Records for this task
[Begin]

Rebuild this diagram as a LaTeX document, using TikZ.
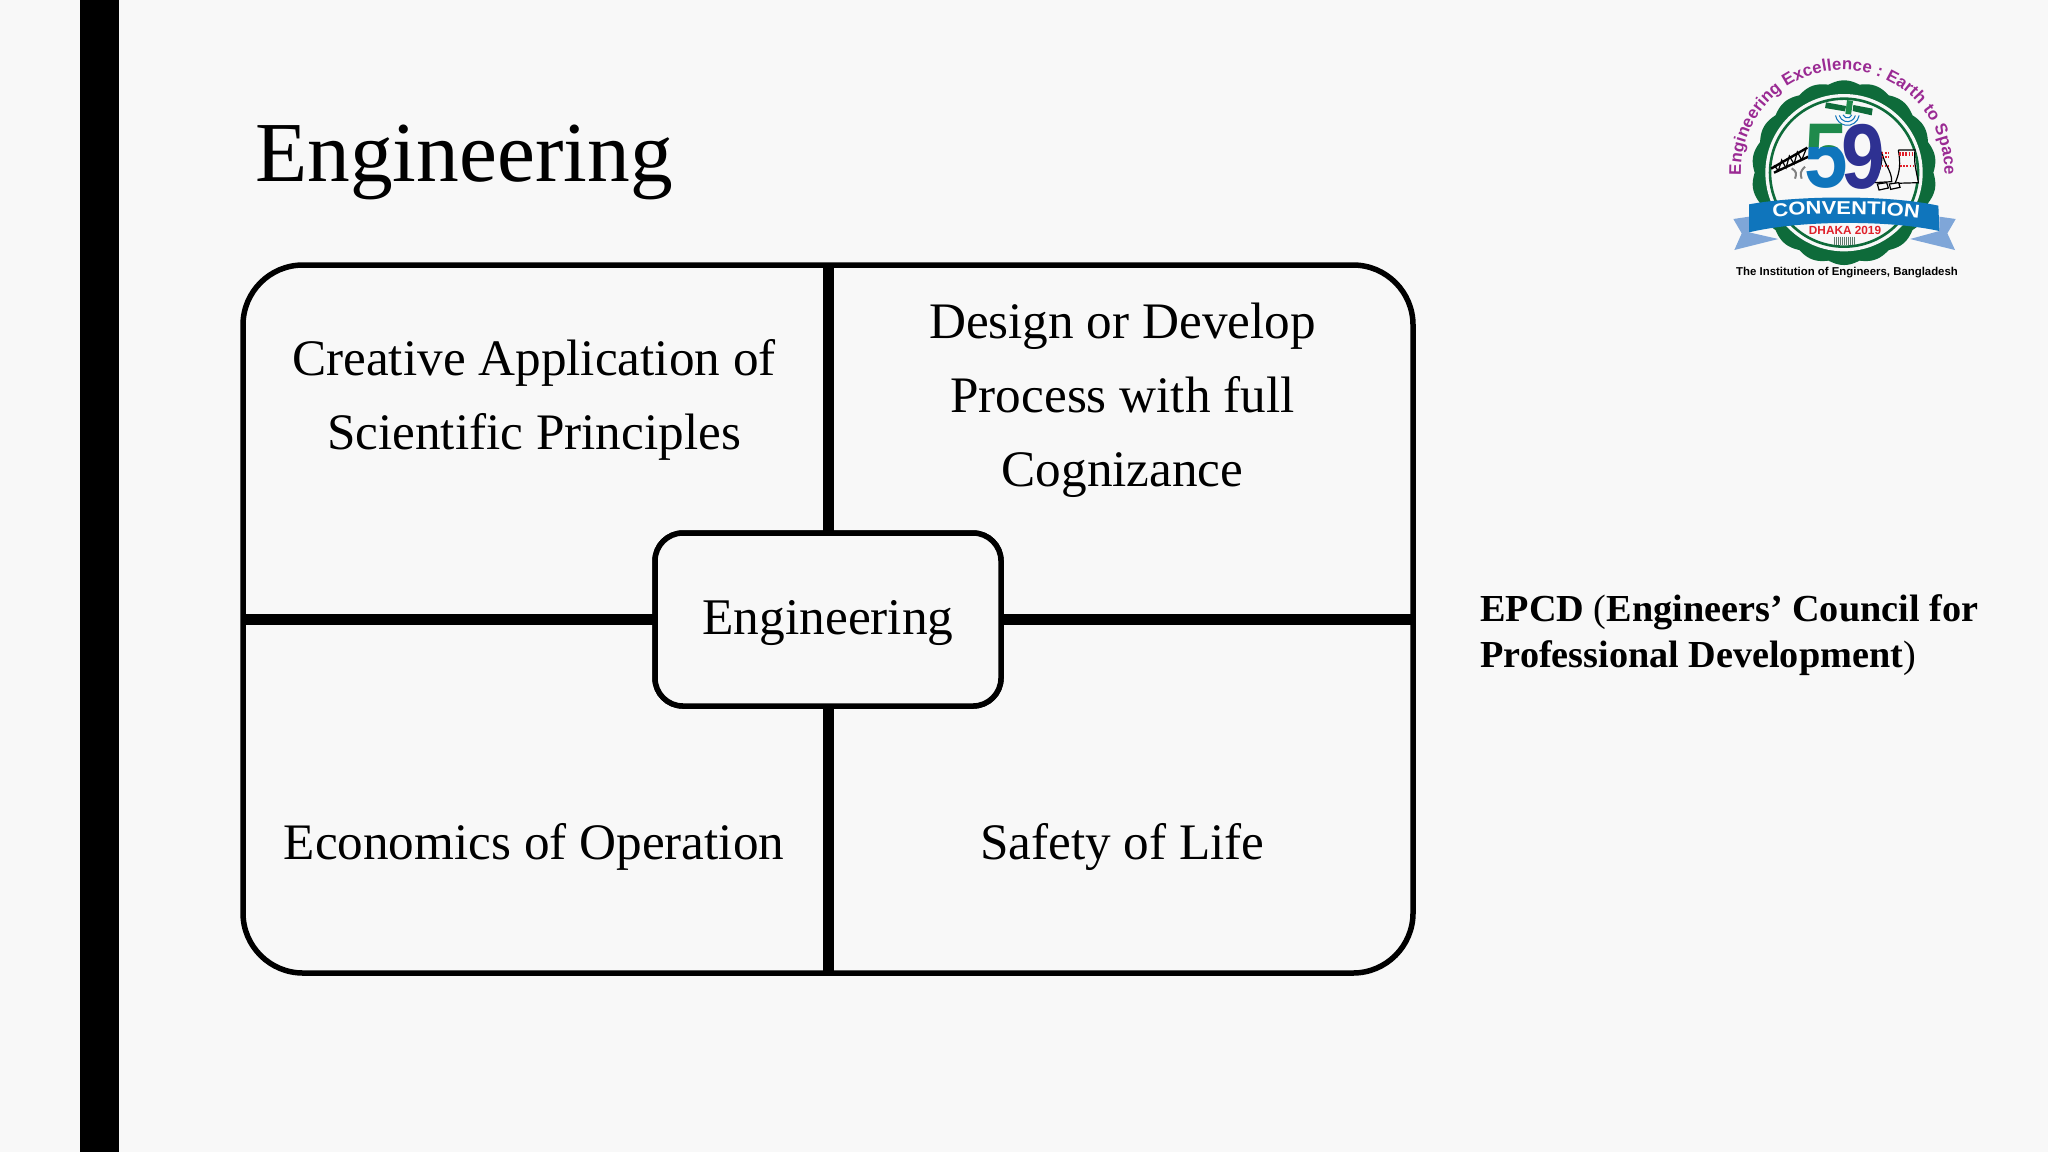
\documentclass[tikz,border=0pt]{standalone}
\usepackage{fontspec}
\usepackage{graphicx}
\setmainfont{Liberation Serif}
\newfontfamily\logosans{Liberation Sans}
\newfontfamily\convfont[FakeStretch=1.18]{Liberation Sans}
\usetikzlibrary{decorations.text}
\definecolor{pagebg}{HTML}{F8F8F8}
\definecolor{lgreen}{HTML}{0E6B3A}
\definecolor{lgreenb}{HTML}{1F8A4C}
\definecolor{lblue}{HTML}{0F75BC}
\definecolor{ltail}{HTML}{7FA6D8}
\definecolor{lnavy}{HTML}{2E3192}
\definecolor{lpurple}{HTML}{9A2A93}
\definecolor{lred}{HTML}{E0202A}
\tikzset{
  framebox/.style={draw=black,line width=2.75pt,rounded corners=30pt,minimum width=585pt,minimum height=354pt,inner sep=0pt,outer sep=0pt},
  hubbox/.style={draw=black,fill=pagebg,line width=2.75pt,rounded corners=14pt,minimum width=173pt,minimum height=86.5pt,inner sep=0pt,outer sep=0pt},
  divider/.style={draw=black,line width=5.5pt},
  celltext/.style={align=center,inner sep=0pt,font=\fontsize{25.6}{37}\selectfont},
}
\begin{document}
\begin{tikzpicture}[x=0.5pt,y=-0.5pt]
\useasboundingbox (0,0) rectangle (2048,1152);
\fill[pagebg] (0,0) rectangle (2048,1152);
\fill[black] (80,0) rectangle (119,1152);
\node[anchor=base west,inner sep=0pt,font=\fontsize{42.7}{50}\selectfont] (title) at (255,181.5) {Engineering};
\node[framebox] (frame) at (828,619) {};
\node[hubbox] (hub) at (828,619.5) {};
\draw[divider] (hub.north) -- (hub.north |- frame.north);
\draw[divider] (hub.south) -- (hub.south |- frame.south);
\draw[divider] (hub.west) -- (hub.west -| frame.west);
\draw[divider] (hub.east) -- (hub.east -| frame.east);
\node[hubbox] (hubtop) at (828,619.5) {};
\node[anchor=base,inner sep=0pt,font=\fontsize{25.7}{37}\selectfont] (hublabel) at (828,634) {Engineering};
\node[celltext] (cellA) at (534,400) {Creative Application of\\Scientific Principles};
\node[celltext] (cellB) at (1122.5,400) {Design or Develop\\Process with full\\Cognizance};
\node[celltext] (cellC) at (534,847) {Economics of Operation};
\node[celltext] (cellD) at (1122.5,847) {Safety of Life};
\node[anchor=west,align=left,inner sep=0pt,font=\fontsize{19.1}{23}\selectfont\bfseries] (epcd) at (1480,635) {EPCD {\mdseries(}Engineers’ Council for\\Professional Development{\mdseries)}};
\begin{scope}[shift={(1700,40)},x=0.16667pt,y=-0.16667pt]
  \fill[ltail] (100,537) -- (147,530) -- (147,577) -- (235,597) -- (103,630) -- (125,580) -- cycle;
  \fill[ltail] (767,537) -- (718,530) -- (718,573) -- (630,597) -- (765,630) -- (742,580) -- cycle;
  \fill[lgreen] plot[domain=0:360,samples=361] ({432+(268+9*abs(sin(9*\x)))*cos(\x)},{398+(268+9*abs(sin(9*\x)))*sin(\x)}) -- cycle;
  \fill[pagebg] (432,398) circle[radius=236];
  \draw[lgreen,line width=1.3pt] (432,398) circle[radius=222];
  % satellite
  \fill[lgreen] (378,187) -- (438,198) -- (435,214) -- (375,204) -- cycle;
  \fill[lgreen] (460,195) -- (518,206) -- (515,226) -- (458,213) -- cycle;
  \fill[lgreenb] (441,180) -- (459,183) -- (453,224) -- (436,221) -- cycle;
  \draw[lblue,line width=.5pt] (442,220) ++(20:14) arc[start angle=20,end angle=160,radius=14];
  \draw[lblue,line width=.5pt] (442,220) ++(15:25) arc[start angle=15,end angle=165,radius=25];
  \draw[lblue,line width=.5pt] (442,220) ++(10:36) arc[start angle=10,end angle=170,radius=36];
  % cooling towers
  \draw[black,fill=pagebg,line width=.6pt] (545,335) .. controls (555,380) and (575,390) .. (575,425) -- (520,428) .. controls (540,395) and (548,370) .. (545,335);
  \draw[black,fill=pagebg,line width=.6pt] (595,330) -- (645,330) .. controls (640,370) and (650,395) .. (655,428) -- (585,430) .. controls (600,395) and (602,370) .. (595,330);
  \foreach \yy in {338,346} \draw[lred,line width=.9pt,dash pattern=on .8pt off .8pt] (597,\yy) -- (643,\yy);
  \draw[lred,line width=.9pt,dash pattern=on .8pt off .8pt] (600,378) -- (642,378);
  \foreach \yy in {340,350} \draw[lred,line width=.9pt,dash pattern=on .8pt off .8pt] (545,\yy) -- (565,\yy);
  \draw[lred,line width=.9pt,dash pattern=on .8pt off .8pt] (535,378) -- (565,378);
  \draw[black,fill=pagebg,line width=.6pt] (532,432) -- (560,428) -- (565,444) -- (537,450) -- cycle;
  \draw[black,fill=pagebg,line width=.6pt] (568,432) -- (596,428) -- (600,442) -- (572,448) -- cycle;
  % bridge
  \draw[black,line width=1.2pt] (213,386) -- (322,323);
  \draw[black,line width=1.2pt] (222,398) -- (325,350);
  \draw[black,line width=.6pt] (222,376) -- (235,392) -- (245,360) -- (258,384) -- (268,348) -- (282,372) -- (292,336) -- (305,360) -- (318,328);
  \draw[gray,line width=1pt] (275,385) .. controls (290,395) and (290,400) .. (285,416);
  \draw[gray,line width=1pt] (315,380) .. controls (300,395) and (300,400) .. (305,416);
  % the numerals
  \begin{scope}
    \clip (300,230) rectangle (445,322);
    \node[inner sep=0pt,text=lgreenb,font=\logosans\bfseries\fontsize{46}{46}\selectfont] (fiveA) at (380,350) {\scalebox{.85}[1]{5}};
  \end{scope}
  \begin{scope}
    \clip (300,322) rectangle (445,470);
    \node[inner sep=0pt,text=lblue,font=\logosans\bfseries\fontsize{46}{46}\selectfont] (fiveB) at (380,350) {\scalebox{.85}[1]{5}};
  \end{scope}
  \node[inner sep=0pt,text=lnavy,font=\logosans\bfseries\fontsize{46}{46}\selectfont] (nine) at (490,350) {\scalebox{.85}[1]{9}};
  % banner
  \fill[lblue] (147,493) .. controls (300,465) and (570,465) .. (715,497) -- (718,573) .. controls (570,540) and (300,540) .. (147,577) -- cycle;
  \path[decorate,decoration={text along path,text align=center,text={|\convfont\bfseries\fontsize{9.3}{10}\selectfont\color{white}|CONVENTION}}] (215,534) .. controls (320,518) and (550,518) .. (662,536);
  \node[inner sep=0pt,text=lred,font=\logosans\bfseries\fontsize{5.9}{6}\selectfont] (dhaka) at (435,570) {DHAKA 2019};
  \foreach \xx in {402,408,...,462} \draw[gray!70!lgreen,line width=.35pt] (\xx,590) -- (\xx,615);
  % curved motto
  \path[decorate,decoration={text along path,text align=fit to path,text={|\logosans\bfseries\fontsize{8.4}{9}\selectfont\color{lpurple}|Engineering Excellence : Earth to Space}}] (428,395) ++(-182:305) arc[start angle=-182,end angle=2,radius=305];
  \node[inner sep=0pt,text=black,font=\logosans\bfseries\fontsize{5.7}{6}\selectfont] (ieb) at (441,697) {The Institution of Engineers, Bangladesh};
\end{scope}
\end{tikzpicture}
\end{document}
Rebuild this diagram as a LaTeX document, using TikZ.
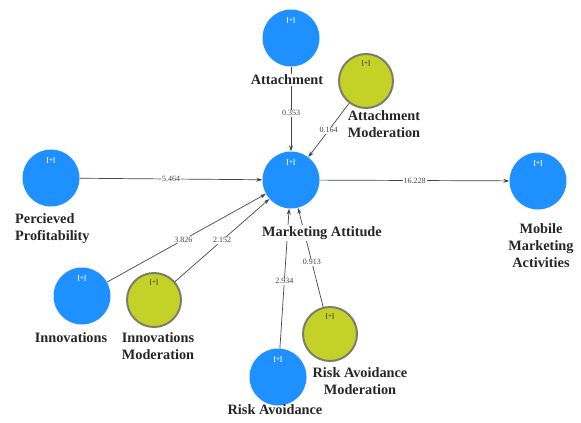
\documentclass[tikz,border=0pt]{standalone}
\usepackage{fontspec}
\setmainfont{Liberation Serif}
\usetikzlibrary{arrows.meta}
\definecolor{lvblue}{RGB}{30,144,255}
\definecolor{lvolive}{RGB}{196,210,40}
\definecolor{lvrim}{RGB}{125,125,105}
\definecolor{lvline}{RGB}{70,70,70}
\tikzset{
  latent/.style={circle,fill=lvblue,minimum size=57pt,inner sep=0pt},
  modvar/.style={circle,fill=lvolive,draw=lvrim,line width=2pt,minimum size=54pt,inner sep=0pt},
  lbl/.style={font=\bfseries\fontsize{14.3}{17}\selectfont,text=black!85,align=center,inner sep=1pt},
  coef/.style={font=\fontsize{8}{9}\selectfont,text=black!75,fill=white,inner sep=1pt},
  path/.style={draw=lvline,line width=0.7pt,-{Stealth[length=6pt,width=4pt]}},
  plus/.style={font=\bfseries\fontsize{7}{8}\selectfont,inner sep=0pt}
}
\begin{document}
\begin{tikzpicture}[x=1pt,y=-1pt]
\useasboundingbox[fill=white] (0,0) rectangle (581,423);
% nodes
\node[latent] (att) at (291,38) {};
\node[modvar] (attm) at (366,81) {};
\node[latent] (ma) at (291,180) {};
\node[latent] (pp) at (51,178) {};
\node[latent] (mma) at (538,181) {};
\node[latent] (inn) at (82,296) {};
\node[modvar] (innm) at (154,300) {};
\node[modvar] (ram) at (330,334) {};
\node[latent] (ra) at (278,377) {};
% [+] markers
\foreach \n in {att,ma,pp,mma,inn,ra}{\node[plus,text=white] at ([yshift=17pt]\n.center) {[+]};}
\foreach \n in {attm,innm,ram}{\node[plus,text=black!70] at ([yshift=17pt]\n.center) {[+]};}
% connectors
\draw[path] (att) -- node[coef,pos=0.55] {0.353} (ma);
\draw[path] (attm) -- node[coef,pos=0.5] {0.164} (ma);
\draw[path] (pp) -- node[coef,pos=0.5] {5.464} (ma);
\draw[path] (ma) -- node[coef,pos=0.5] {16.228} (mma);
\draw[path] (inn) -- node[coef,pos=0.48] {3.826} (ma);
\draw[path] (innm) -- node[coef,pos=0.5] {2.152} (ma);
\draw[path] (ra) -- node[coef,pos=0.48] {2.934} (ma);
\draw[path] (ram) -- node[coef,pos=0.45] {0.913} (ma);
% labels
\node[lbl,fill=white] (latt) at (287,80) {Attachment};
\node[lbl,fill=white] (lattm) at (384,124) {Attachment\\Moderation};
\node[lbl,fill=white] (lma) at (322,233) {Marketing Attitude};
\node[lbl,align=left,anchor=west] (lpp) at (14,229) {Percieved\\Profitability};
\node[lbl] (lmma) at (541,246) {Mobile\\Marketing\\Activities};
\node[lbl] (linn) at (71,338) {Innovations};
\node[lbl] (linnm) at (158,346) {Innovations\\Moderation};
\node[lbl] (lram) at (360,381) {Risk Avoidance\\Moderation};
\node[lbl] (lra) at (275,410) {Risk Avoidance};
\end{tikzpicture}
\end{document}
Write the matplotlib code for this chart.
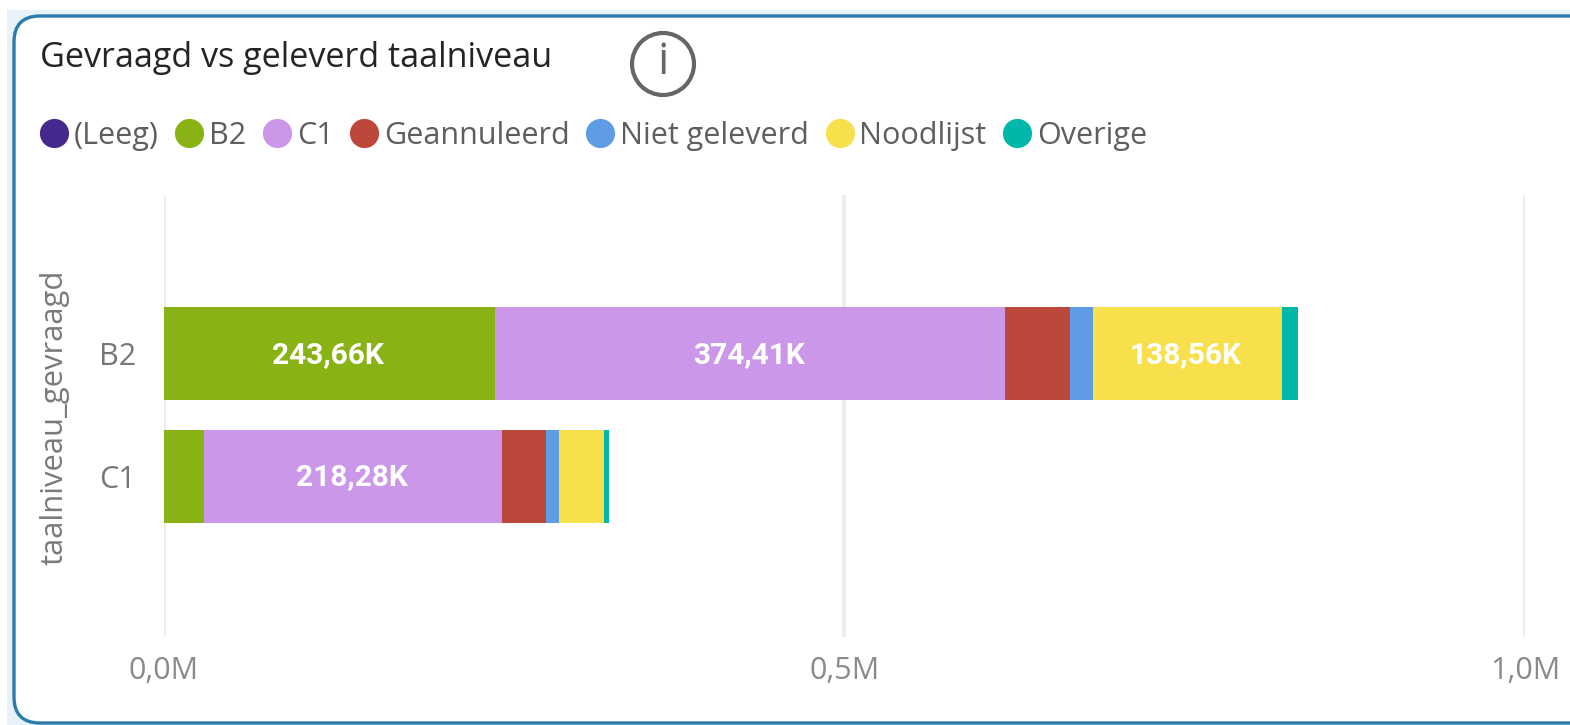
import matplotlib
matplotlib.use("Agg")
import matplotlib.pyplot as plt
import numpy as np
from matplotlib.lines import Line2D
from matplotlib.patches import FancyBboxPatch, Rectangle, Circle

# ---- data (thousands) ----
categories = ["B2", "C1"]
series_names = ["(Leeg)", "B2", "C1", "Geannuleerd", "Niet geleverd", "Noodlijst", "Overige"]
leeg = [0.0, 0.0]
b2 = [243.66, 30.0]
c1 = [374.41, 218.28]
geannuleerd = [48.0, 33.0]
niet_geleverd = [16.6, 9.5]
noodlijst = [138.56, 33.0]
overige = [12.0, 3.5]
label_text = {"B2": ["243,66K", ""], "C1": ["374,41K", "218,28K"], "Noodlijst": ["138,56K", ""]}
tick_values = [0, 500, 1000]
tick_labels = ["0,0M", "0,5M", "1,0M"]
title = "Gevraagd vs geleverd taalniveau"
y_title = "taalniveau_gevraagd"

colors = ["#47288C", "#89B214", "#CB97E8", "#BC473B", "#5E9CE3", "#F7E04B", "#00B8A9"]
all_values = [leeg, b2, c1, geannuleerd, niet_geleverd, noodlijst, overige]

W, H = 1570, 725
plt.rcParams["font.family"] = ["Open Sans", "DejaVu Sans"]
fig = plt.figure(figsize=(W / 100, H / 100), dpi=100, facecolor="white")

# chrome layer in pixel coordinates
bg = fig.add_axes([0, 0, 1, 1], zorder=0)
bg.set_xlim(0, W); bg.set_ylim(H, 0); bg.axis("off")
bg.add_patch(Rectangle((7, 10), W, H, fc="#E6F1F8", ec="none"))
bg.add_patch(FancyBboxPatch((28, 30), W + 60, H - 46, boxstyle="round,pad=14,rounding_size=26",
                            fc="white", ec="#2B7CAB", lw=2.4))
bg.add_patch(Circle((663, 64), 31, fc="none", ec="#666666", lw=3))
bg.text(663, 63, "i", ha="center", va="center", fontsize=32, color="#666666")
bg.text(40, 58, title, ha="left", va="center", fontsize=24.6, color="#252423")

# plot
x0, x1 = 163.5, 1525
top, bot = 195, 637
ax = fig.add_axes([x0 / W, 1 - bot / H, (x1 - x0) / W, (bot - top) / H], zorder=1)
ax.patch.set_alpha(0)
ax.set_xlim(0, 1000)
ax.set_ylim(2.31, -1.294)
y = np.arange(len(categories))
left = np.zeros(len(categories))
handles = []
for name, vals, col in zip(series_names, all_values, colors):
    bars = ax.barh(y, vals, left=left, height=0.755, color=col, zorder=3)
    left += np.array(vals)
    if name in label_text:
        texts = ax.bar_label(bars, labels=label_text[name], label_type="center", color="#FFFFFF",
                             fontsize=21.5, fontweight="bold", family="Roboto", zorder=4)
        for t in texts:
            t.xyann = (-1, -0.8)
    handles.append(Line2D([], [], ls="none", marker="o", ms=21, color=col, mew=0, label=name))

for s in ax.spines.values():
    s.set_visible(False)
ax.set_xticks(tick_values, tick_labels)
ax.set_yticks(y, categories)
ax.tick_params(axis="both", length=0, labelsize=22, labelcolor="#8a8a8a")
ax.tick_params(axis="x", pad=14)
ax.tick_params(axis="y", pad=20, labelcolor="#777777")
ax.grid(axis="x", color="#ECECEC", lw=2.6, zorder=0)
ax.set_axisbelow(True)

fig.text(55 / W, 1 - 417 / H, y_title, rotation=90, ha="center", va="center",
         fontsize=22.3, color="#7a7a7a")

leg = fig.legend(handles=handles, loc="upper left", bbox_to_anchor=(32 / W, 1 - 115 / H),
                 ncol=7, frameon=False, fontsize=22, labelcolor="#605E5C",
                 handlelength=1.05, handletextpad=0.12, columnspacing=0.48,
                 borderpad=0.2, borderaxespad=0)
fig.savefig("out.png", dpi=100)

[End]

Exercise description
Transcribe only the lines from the line holding "Write the matplotlib code for this chart." through the line holding "from matplotlib.patches import", inclusive, without any of the pictures.

Written reply
Write the matplotlib code for this chart.
import matplotlib
matplotlib.use("Agg")
import matplotlib.pyplot as plt
import numpy as np
from matplotlib.lines import Line2D
from matplotlib.patches import FancyBboxPatch, Rectangle, Circle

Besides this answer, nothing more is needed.